We all know that deciding which person to hire is vastly different from selecting which hammer to buy, but why don’t our job descriptions reflect that?
This represents a fairly standard job description, which is unfortunate. Oftentimes a combination of time constraints, ignorance, and occasional laziness result in job descriptions (like this one) that contain nothing more than a brief summary of functional responsibilities and a list of desired skills and experiences. While such an approach may work well for describing the tool one wants to purchase, it is far less effective in describing the type of person who will need to not only do her job well, but successfully interact with all her colleagues.
Job descriptions, whether done well or poorly, can impact a wide range of things: the tone of the candidate search, expectations held by recruiters and hiring managers, areas of focus during the search, questions asked during interviews, the quality of active candidates, level of interest from passive candidates, and much more. In many ways a job description serves as a recruiting roadmap, and as such can play a major role in influencing whether or not you hire the right person. Do it well and everyone, from the recruiters, to the hiring managers, to the candidates will have a clear understanding of what is both needed and expected. Do it poorly and the entire recruiting process will run the risk of becoming a confusing, convoluted mess.
Here at Hello Talent we spend a lot of time talking about proactive recruiting, and when it comes to this kind of recruiting one of the first things companies should do is define their vacancies correctly. A good job description does more than just list the key skills that are required (something you can just as easily do for something like a hammer), it serves as a description of the type of person you want on your team and gives them a pitch about the reasons they should join your company. In writing about your job vacancies you should focus on more on the who and the why than you focus on the what.

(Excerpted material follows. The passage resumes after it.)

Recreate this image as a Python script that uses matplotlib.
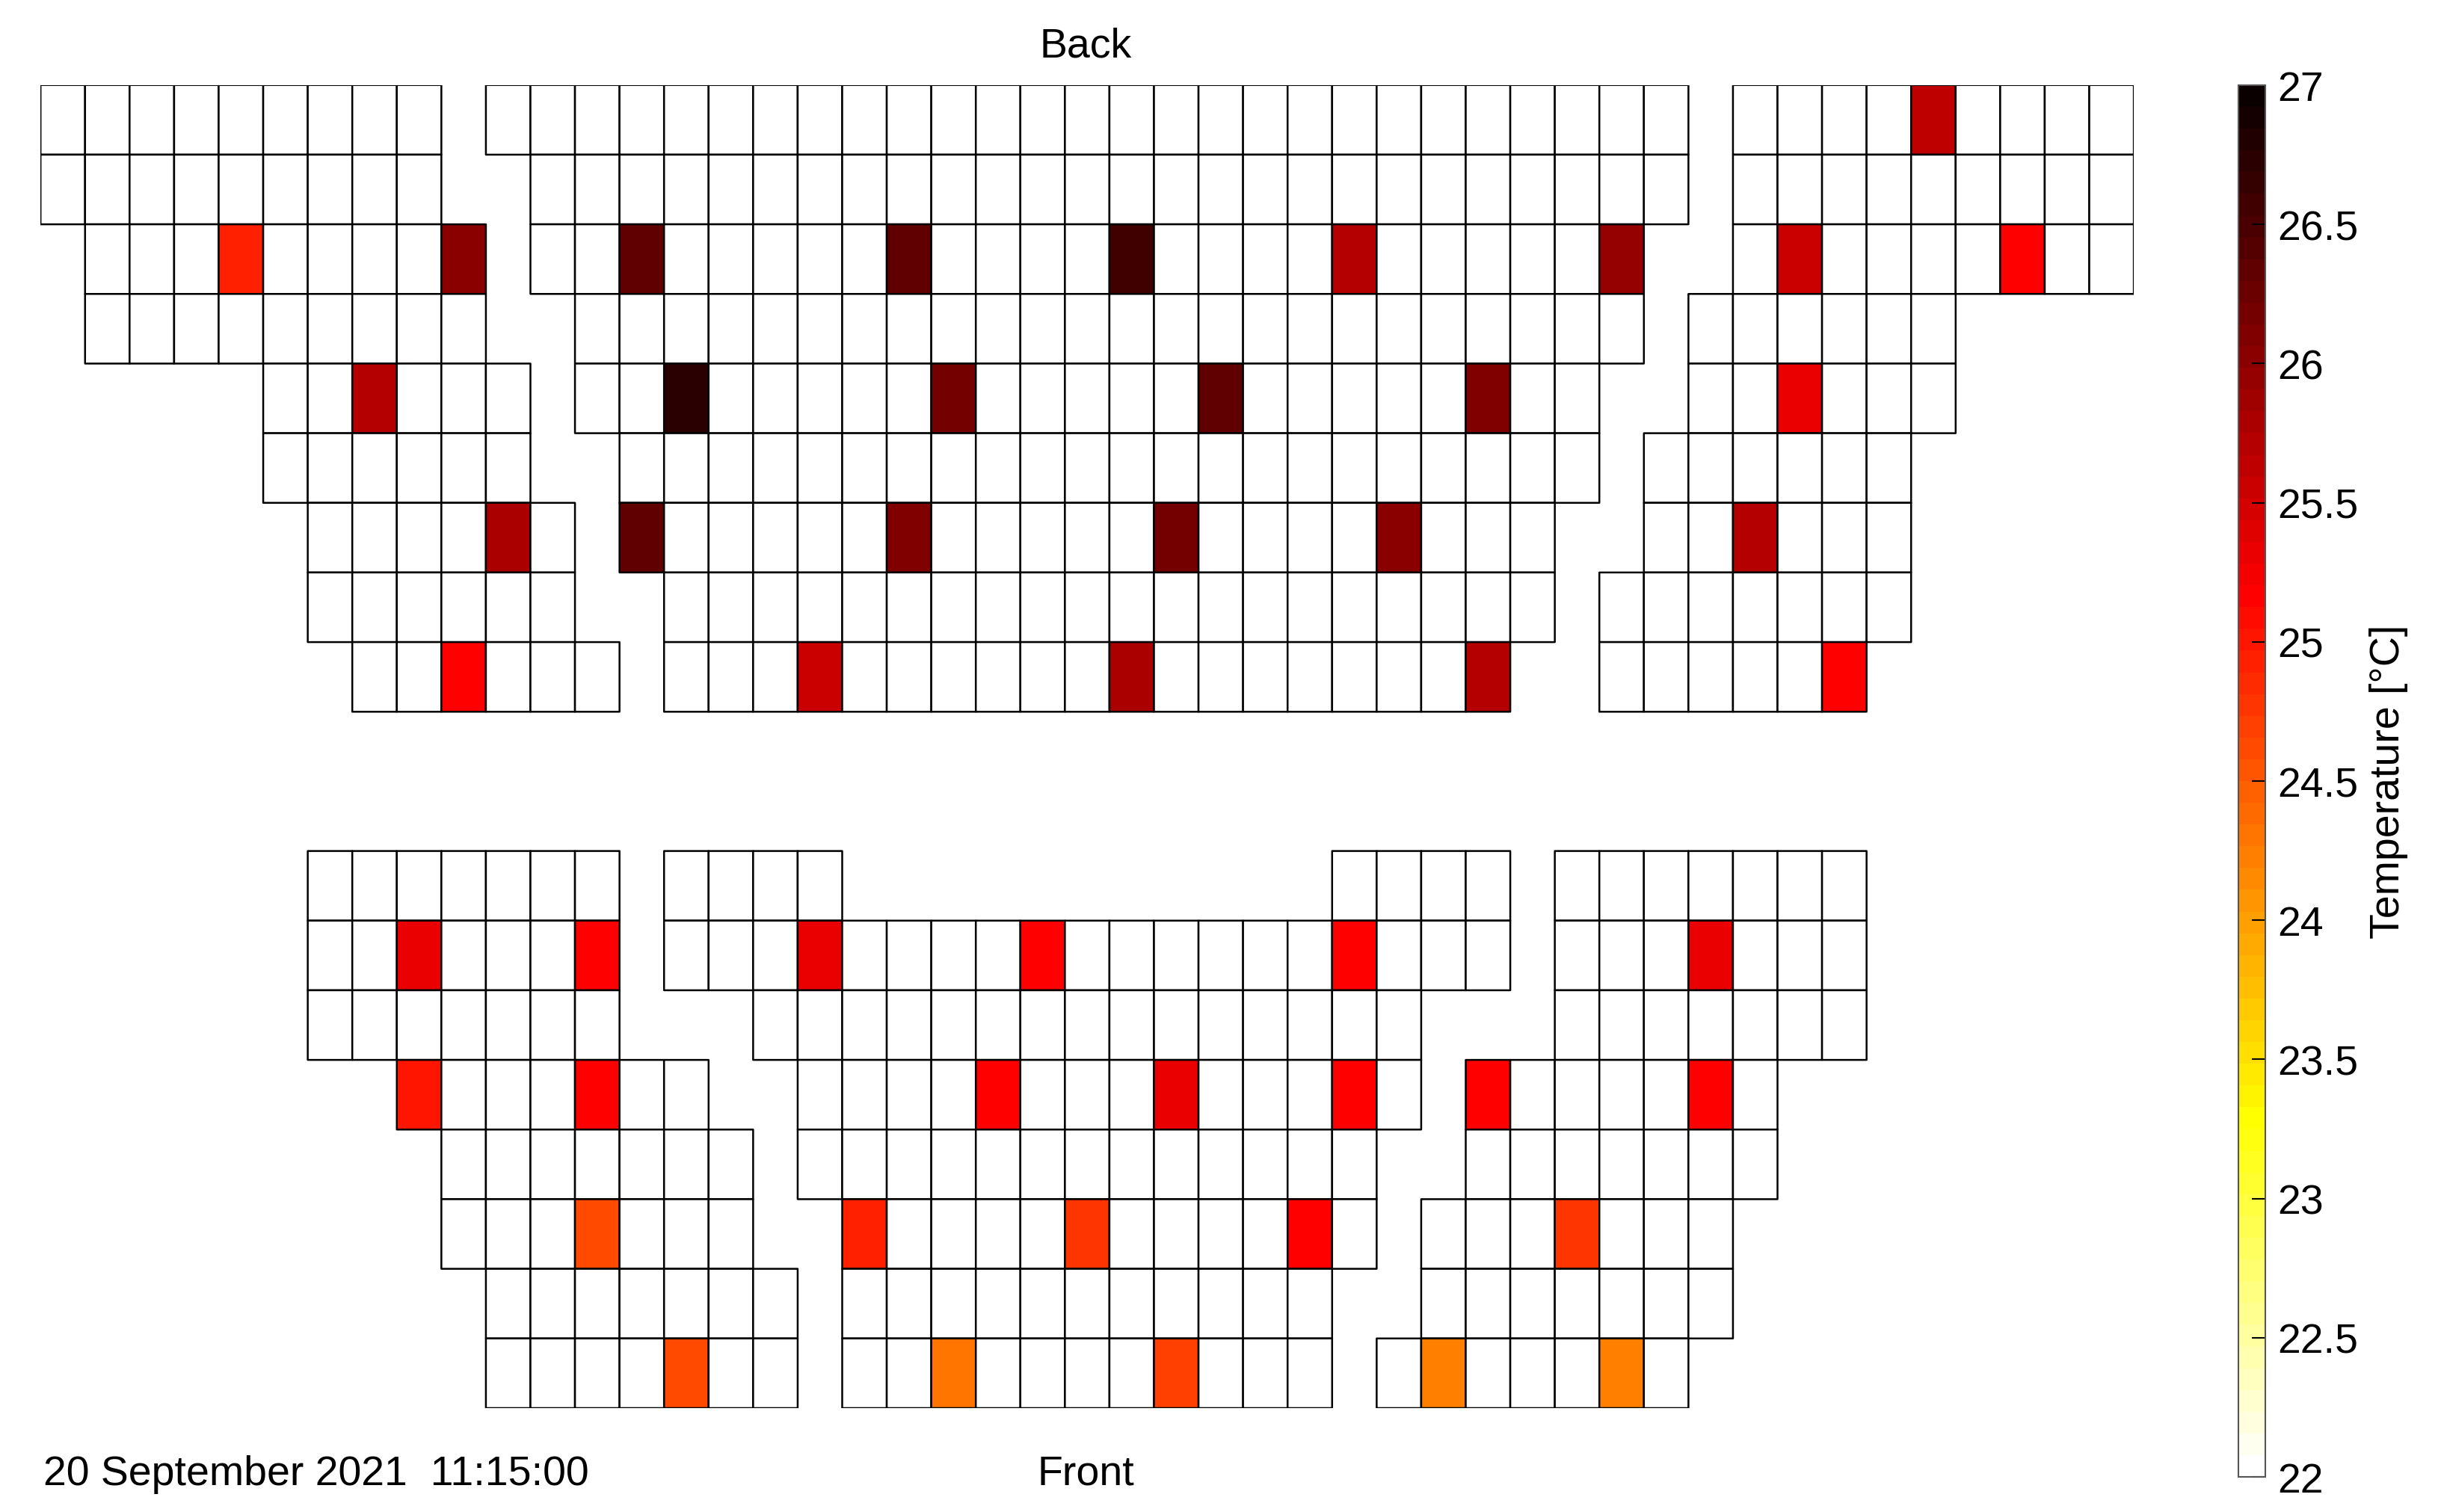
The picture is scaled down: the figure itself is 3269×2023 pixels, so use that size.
import numpy as np
import matplotlib
matplotlib.use('Agg')
import matplotlib.pyplot as plt
from matplotlib.colors import ListedColormap
from matplotlib.ticker import FormatStrFormatter

plt.rcParams['font.family'] = ['Liberation Sans', 'DejaVu Sans']

# seat blocks per row: (first column, last column), rows 0-8 back, 11-18 front
seat_rows = {
    0: [(0, 8), (10, 36), (38, 46)],
    1: [(0, 8), (11, 36), (38, 46)],
    2: [(1, 9), (11, 35), (38, 46)],
    3: [(1, 9), (12, 35), (37, 42)],
    4: [(5, 10), (12, 34), (37, 42)],
    5: [(5, 10), (13, 34), (36, 41)],
    6: [(6, 11), (13, 33), (36, 41)],
    7: [(6, 11), (14, 33), (35, 41)],
    8: [(7, 12), (14, 32), (35, 40)],
    11: [(6, 12), (14, 17), (29, 32), (34, 40)],
    12: [(6, 12), (14, 32), (34, 40)],
    13: [(6, 12), (16, 30), (34, 40)],
    14: [(8, 14), (17, 30), (32, 38)],
    15: [(9, 15), (17, 29), (32, 38)],
    16: [(9, 15), (18, 29), (31, 37)],
    17: [(10, 16), (18, 28), (31, 37)],
    18: [(10, 16), (18, 28), (30, 36)],
}

# sensor seats
sensor_rows = [0,
               2, 2, 2, 2, 2, 2, 2, 2, 2,
               4, 4, 4, 4, 4, 4,
               6, 6, 6, 6, 6, 6,
               8, 8, 8, 8, 8,
               12, 12, 12, 12, 12, 12,
               14, 14, 14, 14, 14, 14, 14,
               16, 16, 16, 16, 16,
               18, 18, 18, 18, 18]
sensor_cols = [42,
               4, 9, 13, 19, 24, 29, 35, 39, 44,
               7, 14, 20, 26, 32, 39,
               10, 13, 19, 25, 30, 38,
               9, 17, 24, 32, 40,
               8, 12, 17, 22, 29, 37,
               8, 12, 21, 25, 29, 32, 37,
               12, 18, 23, 28, 34,
               14, 20, 25, 31, 35]
sensor_temps = [25.6,
                24.9, 26.0, 26.3, 26.3, 26.6, 25.7, 25.95, 25.55, 25.15,
                25.7, 26.75, 26.15, 26.35, 26.1, 25.35,
                25.8, 26.3, 26.1, 26.2, 26.05, 25.7,
                25.2, 25.55, 25.8, 25.7, 25.15,
                25.3, 25.2, 25.35, 25.2, 25.2, 25.3,
                25.0, 25.2, 25.2, 25.35, 25.2, 25.15, 25.15,
                24.6, 24.9, 24.75, 25.2, 24.75,
                24.6, 24.3, 24.7, 24.25, 24.2]

t_min, t_max = 22, 27
timestamp = '20 September 2021  11:15:00'

n_rows, n_cols = 19, 47
grid = np.full((n_rows, n_cols), np.nan)
for r, blocks in seat_rows.items():
    for c0, c1 in blocks:
        grid[r, c0:c1 + 1] = t_min
for r, c, t in zip(sensor_rows, sensor_cols, sensor_temps):
    grid[r, c] = t

# flipped matlab-style hot(64)
m = 64
n = 24
red = np.r_[np.arange(1, n + 1) / n, np.ones(m - n)]
green = np.r_[np.zeros(n), np.arange(1, n + 1) / n, np.ones(m - 2 * n)]
blue = np.r_[np.zeros(2 * n), np.arange(1, m - 2 * n + 1) / (m - 2 * n)]
cmap = ListedColormap(np.column_stack([red, green, blue])[::-1])

fig = plt.figure(figsize=(32.69, 20.24), dpi=100)
ax = fig.add_axes([0.01658, 0.0687, 0.8565, 0.8746])
mesh = ax.pcolor(np.arange(n_cols + 1), np.arange(n_rows + 1),
                 np.ma.masked_invalid(grid), cmap=cmap, vmin=t_min, vmax=t_max,
                 edgecolors='black', linewidth=1.8)
ax.set_xlim(0, n_cols)
ax.set_ylim(n_rows, 0)
ax.axis('off')

cax = fig.add_axes([0.9159, 0.0232, 0.011, 0.92])
cbar = fig.colorbar(mesh, cax=cax, ticks=np.arange(22, 27.01, 0.5))
cbar.ax.yaxis.set_major_formatter(FormatStrFormatter('%g'))
cbar.ax.tick_params(labelsize=40, direction='in', length=13, width=1.5, pad=12)
cbar.outline.set_edgecolor('#555555')
cbar.outline.set_linewidth(1.5)
cbar.set_label('Temperature [°C]', fontsize=40, labelpad=10)

fig.text(0.4442, 0.962, 'Back', fontsize=40, ha='center', va='baseline')
fig.text(0.4442, 0.0183, 'Front', fontsize=40, ha='center', va='baseline')
fig.text(0.0177, 0.0183, timestamp, fontsize=40, ha='left', va='baseline')

fig.savefig('out.png', dpi=100)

So how does one go about creating an effective job description? Here are three tips to help you get started:
1. Define the kind of person you want to hire
Skills can be taught and experience can be earned, but personalities and attitudes are incredibly hard to change. It’s better to hire people who naturally fit with the job and the culture than it is to try and force things to work out. For instance, some salespeople are all about relationship building through kindness and working together with other departments to ensure happy clients sign and stay. Other salespeople are self-described sales tigers who idolize the mantra “Always Be Closing” as portrayed by Alec Baldwin in the film Glengarry Glen Ross (a quick YouTube search will provide some clips). Both styles get results, but only when they match the culture and values of the company and team they are placed in. By starting with who you want to hire rather than what skills are required you’ll ensure your company is in a position to bring the right kind of person on board.

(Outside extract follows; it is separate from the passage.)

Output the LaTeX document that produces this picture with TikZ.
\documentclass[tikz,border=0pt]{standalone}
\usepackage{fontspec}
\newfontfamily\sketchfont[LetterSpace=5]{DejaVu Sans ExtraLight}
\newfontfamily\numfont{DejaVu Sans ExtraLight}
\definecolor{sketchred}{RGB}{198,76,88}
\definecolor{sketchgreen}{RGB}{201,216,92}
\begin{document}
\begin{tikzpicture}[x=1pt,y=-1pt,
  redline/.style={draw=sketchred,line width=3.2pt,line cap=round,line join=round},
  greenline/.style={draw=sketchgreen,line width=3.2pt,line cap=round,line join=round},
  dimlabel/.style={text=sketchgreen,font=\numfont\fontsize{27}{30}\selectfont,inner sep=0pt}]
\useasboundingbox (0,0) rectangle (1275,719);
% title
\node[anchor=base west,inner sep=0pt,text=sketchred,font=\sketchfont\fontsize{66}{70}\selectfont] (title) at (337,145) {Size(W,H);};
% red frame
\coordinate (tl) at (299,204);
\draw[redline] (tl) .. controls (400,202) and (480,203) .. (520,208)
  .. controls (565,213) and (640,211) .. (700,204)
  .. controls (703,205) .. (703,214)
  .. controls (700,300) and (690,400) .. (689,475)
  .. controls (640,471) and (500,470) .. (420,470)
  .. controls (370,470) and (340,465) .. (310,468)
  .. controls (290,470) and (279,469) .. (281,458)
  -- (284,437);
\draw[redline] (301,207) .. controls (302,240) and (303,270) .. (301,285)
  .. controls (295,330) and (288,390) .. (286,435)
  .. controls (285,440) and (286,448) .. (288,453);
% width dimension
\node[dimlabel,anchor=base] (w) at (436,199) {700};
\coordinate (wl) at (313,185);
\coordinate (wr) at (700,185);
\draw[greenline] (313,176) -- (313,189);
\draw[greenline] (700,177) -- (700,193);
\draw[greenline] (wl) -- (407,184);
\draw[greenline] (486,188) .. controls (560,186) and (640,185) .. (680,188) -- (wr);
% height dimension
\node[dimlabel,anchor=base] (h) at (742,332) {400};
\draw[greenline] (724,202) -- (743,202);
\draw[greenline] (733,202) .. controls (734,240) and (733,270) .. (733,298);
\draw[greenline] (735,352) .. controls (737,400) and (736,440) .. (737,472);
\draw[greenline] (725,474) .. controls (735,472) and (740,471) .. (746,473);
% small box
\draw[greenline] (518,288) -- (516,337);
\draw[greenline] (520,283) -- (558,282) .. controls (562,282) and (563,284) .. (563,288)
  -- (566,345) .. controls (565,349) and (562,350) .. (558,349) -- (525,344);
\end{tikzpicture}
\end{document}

2. Accurately describe the team and company culture
This goes hand in hand with defining who you want to hire. When you take the time to explain what it’s like to work in the company and on the team certain expectations are automatically created. Recruiters will know how to sell the job and candidates will know whether or not they want to work within such an environment – something a long list of skill requirements will never do for you.
When describing the company and/or team it’s important to remember that telling people “we’re a great place to work” isn’t enough. Instead, core values and the reality of day to day life should be communicated. For instance, in some of the vacancies we’ve had for Talentsoft’s Hello Talent business unit we’ve included the following: “The Hello Talent business unit has the vibe and attitude of a startup. We’re independent go-getters who think outside the box and speak our minds – this helps us to make sure that everyone is looking for ways to improve Hello Talent and that no one feels afraid to share what they think we need to do to make it happen.” These two sentences didn’t take much effort, but have payed huge dividends in helping us communicate what it is like to be on our team. We’ve made some great hires as a result.
3. Describe WHY you do what you do
When your company shares why it does what it does it can then attract the kind of people who share that belief. Whether the purpose of your company is to earn wealth, revolutionize the way people communicate, fight hunger, etc. it’s important to share that in order to help ensure you hire people who are aligned with that mission.
With these three points in mind here’s what the sales manager job description would look like if done a bit differently:
In this job description the same requirements for skills and experience are listed, but they don’t take center stage. Instead focus is given to the type of person wanted for the job. Ultimately, recruiting is all about people, which is why it’s so important that we treat candidates like actual people throughout the entire recruiting process, including the job descriptions we share with them. When we start thinking about candidates as human beings and not equipment we’ll find that we get better applicants, better hires, and better business results. Its helped us to make some great hires at Hello Talent and we think it will make a big difference for you as well.